_Given exercise_. Skip every image and restate the data word for word.
++++ Data section ++++
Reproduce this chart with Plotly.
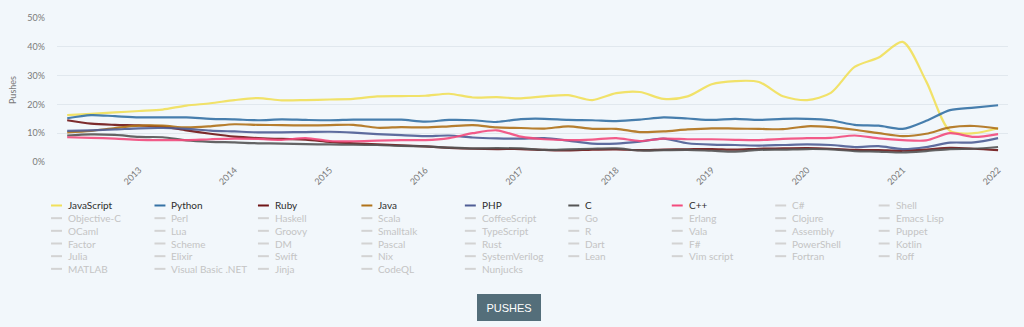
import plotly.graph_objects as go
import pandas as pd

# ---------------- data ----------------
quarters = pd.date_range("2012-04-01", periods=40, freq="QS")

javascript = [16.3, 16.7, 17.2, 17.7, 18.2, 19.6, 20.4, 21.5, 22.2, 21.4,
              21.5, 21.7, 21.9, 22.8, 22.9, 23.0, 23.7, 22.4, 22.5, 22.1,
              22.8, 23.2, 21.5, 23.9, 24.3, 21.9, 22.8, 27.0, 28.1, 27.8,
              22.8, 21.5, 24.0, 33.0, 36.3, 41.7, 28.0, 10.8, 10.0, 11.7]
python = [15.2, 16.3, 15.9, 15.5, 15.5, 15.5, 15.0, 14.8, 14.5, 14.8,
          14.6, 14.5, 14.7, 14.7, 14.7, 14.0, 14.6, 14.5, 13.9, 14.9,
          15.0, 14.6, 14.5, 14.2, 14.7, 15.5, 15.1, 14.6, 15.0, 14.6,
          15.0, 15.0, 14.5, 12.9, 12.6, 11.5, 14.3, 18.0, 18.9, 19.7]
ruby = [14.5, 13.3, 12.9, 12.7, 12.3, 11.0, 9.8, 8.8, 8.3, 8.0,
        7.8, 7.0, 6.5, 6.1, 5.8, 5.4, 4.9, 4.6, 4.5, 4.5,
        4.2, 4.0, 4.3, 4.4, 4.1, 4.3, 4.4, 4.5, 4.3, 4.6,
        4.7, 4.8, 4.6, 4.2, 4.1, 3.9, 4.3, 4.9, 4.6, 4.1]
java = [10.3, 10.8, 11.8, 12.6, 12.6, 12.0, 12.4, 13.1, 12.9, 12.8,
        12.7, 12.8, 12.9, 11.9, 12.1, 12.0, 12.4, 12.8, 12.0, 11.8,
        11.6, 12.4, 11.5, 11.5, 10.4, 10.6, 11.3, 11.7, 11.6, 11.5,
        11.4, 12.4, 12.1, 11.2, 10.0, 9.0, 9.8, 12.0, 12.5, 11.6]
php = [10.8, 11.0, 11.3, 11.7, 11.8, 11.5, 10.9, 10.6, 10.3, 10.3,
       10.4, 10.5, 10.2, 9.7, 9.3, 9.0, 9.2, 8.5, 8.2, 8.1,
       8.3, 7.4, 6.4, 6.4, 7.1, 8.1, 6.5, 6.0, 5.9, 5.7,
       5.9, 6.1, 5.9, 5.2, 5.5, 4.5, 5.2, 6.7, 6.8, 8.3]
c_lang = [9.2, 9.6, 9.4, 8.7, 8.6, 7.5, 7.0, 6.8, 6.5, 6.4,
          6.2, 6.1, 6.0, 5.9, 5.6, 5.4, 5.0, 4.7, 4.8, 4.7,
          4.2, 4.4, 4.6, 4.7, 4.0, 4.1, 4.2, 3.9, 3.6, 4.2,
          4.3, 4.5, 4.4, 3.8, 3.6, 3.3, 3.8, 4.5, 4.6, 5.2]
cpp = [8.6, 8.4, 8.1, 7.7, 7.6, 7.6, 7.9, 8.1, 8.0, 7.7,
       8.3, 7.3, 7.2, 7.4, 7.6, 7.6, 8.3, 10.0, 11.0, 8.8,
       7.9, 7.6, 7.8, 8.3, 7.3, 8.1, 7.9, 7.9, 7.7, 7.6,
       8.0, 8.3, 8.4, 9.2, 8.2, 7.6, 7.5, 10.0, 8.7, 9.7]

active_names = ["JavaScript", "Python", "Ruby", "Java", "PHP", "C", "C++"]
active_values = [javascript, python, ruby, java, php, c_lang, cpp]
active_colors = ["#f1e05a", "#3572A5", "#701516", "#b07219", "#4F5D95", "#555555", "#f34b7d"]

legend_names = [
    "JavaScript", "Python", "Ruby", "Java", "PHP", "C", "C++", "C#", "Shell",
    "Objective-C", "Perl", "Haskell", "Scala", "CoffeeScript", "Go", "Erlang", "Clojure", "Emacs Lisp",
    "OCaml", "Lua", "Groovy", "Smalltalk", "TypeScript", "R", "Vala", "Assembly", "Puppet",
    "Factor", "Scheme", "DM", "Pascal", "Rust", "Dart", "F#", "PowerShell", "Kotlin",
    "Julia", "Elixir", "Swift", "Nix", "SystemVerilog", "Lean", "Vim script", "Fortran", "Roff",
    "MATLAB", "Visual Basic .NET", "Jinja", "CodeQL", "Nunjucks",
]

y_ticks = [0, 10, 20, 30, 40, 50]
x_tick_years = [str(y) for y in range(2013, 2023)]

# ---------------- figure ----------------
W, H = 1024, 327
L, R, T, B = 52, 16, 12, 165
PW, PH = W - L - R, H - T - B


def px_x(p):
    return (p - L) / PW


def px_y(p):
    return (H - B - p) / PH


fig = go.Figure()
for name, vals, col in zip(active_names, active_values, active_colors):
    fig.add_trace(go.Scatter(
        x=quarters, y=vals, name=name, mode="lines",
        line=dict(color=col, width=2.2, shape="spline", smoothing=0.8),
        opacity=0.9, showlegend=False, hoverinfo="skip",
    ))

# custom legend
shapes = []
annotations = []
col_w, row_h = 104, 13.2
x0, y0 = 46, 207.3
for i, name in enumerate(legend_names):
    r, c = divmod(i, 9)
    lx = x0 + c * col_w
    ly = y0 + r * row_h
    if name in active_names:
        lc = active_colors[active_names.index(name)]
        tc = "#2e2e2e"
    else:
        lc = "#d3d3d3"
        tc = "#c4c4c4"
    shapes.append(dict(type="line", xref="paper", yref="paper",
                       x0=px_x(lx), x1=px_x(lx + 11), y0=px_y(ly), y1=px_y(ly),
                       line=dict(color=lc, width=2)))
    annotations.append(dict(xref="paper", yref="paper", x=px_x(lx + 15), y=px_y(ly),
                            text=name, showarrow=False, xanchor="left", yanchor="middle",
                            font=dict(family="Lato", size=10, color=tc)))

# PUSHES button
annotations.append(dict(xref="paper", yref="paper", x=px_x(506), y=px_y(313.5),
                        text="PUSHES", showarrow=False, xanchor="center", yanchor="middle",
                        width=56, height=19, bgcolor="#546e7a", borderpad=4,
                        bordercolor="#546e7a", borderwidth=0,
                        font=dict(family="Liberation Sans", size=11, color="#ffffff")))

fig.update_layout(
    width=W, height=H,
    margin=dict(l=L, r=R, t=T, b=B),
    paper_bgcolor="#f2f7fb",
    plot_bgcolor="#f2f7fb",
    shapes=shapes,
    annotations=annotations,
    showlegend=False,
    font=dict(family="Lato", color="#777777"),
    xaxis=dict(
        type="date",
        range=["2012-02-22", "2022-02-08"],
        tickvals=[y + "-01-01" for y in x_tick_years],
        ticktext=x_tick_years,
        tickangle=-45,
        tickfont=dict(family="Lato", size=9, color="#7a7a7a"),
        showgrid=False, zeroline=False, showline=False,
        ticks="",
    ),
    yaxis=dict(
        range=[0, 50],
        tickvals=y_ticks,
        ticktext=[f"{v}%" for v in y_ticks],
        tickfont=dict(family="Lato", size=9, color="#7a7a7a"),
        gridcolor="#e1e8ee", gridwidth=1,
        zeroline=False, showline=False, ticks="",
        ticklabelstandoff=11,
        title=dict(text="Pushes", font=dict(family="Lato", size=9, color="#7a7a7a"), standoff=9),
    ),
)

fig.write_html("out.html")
++++
_Exercise result_.
Reproduce this chart with Plotly.
import plotly.graph_objects as go
import pandas as pd

# ---------------- data ----------------
quarters = pd.date_range("2012-04-01", periods=40, freq="QS")

javascript = [16.3, 16.7, 17.2, 17.7, 18.2, 19.6, 20.4, 21.5, 22.2, 21.4,
              21.5, 21.7, 21.9, 22.8, 22.9, 23.0, 23.7, 22.4, 22.5, 22.1,
              22.8, 23.2, 21.5, 23.9, 24.3, 21.9, 22.8, 27.0, 28.1, 27.8,
              22.8, 21.5, 24.0, 33.0, 36.3, 41.7, 28.0, 10.8, 10.0, 11.7]
python = [15.2, 16.3, 15.9, 15.5, 15.5, 15.5, 15.0, 14.8, 14.5, 14.8,
          14.6, 14.5, 14.7, 14.7, 14.7, 14.0, 14.6, 14.5, 13.9, 14.9,
          15.0, 14.6, 14.5, 14.2, 14.7, 15.5, 15.1, 14.6, 15.0, 14.6,
          15.0, 15.0, 14.5, 12.9, 12.6, 11.5, 14.3, 18.0, 18.9, 19.7]
ruby = [14.5, 13.3, 12.9, 12.7, 12.3, 11.0, 9.8, 8.8, 8.3, 8.0,
        7.8, 7.0, 6.5, 6.1, 5.8, 5.4, 4.9, 4.6, 4.5, 4.5,
        4.2, 4.0, 4.3, 4.4, 4.1, 4.3, 4.4, 4.5, 4.3, 4.6,
        4.7, 4.8, 4.6, 4.2, 4.1, 3.9, 4.3, 4.9, 4.6, 4.1]
java = [10.3, 10.8, 11.8, 12.6, 12.6, 12.0, 12.4, 13.1, 12.9, 12.8,
        12.7, 12.8, 12.9, 11.9, 12.1, 12.0, 12.4, 12.8, 12.0, 11.8,
        11.6, 12.4, 11.5, 11.5, 10.4, 10.6, 11.3, 11.7, 11.6, 11.5,
        11.4, 12.4, 12.1, 11.2, 10.0, 9.0, 9.8, 12.0, 12.5, 11.6]
php = [10.8, 11.0, 11.3, 11.7, 11.8, 11.5, 10.9, 10.6, 10.3, 10.3,
       10.4, 10.5, 10.2, 9.7, 9.3, 9.0, 9.2, 8.5, 8.2, 8.1,
       8.3, 7.4, 6.4, 6.4, 7.1, 8.1, 6.5, 6.0, 5.9, 5.7,
       5.9, 6.1, 5.9, 5.2, 5.5, 4.5, 5.2, 6.7, 6.8, 8.3]
c_lang = [9.2, 9.6, 9.4, 8.7, 8.6, 7.5, 7.0, 6.8, 6.5, 6.4,
          6.2, 6.1, 6.0, 5.9, 5.6, 5.4, 5.0, 4.7, 4.8, 4.7,
          4.2, 4.4, 4.6, 4.7, 4.0, 4.1, 4.2, 3.9, 3.6, 4.2,
          4.3, 4.5, 4.4, 3.8, 3.6, 3.3, 3.8, 4.5, 4.6, 5.2]
cpp = [8.6, 8.4, 8.1, 7.7, 7.6, 7.6, 7.9, 8.1, 8.0, 7.7,
       8.3, 7.3, 7.2, 7.4, 7.6, 7.6, 8.3, 10.0, 11.0, 8.8,
       7.9, 7.6, 7.8, 8.3, 7.3, 8.1, 7.9, 7.9, 7.7, 7.6,
       8.0, 8.3, 8.4, 9.2, 8.2, 7.6, 7.5, 10.0, 8.7, 9.7]

active_names = ["JavaScript", "Python", "Ruby", "Java", "PHP", "C", "C++"]
active_values = [javascript, python, ruby, java, php, c_lang, cpp]
active_colors = ["#f1e05a", "#3572A5", "#701516", "#b07219", "#4F5D95", "#555555", "#f34b7d"]

legend_names = [
    "JavaScript", "Python", "Ruby", "Java", "PHP", "C", "C++", "C#", "Shell",
    "Objective-C", "Perl", "Haskell", "Scala", "CoffeeScript", "Go", "Erlang", "Clojure", "Emacs Lisp",
    "OCaml", "Lua", "Groovy", "Smalltalk", "TypeScript", "R", "Vala", "Assembly", "Puppet",
    "Factor", "Scheme", "DM", "Pascal", "Rust", "Dart", "F#", "PowerShell", "Kotlin",
    "Julia", "Elixir", "Swift", "Nix", "SystemVerilog", "Lean", "Vim script", "Fortran", "Roff",
    "MATLAB", "Visual Basic .NET", "Jinja", "CodeQL", "Nunjucks",
]

y_ticks = [0, 10, 20, 30, 40, 50]
x_tick_years = [str(y) for y in range(2013, 2023)]

# ---------------- figure ----------------
W, H = 1024, 327
L, R, T, B = 52, 16, 12, 165
PW, PH = W - L - R, H - T - B


def px_x(p):
    return (p - L) / PW


def px_y(p):
    return (H - B - p) / PH


fig = go.Figure()
for name, vals, col in zip(active_names, active_values, active_colors):
    fig.add_trace(go.Scatter(
        x=quarters, y=vals, name=name, mode="lines",
        line=dict(color=col, width=2.2, shape="spline", smoothing=0.8),
        opacity=0.9, showlegend=False, hoverinfo="skip",
    ))

# custom legend
shapes = []
annotations = []
col_w, row_h = 104, 13.2
x0, y0 = 46, 207.3
for i, name in enumerate(legend_names):
    r, c = divmod(i, 9)
    lx = x0 + c * col_w
    ly = y0 + r * row_h
    if name in active_names:
        lc = active_colors[active_names.index(name)]
        tc = "#2e2e2e"
    else:
        lc = "#d3d3d3"
        tc = "#c4c4c4"
    shapes.append(dict(type="line", xref="paper", yref="paper",
                       x0=px_x(lx), x1=px_x(lx + 11), y0=px_y(ly), y1=px_y(ly),
                       line=dict(color=lc, width=2)))
    annotations.append(dict(xref="paper", yref="paper", x=px_x(lx + 15), y=px_y(ly),
                            text=name, showarrow=False, xanchor="left", yanchor="middle",
                            font=dict(family="Lato", size=10, color=tc)))

# PUSHES button
annotations.append(dict(xref="paper", yref="paper", x=px_x(506), y=px_y(313.5),
                        text="PUSHES", showarrow=False, xanchor="center", yanchor="middle",
                        width=56, height=19, bgcolor="#546e7a", borderpad=4,
                        bordercolor="#546e7a", borderwidth=0,
                        font=dict(family="Liberation Sans", size=11, color="#ffffff")))

fig.update_layout(
    width=W, height=H,
    margin=dict(l=L, r=R, t=T, b=B),
    paper_bgcolor="#f2f7fb",
    plot_bgcolor="#f2f7fb",
    shapes=shapes,
    annotations=annotations,
    showlegend=False,
    font=dict(family="Lato", color="#777777"),
    xaxis=dict(
        type="date",
        range=["2012-02-22", "2022-02-08"],
        tickvals=[y + "-01-01" for y in x_tick_years],
        ticktext=x_tick_years,
        tickangle=-45,
        tickfont=dict(family="Lato", size=9, color="#7a7a7a"),
        showgrid=False, zeroline=False, showline=False,
        ticks="",
    ),
    yaxis=dict(
        range=[0, 50],
        tickvals=y_ticks,
        ticktext=[f"{v}%" for v in y_ticks],
        tickfont=dict(family="Lato", size=9, color="#7a7a7a"),
        gridcolor="#e1e8ee", gridwidth=1,
        zeroline=False, showline=False, ticks="",
        ticklabelstandoff=11,
        title=dict(text="Pushes", font=dict(family="Lato", size=9, color="#7a7a7a"), standoff=9),
    ),
)

fig.write_html("out.html")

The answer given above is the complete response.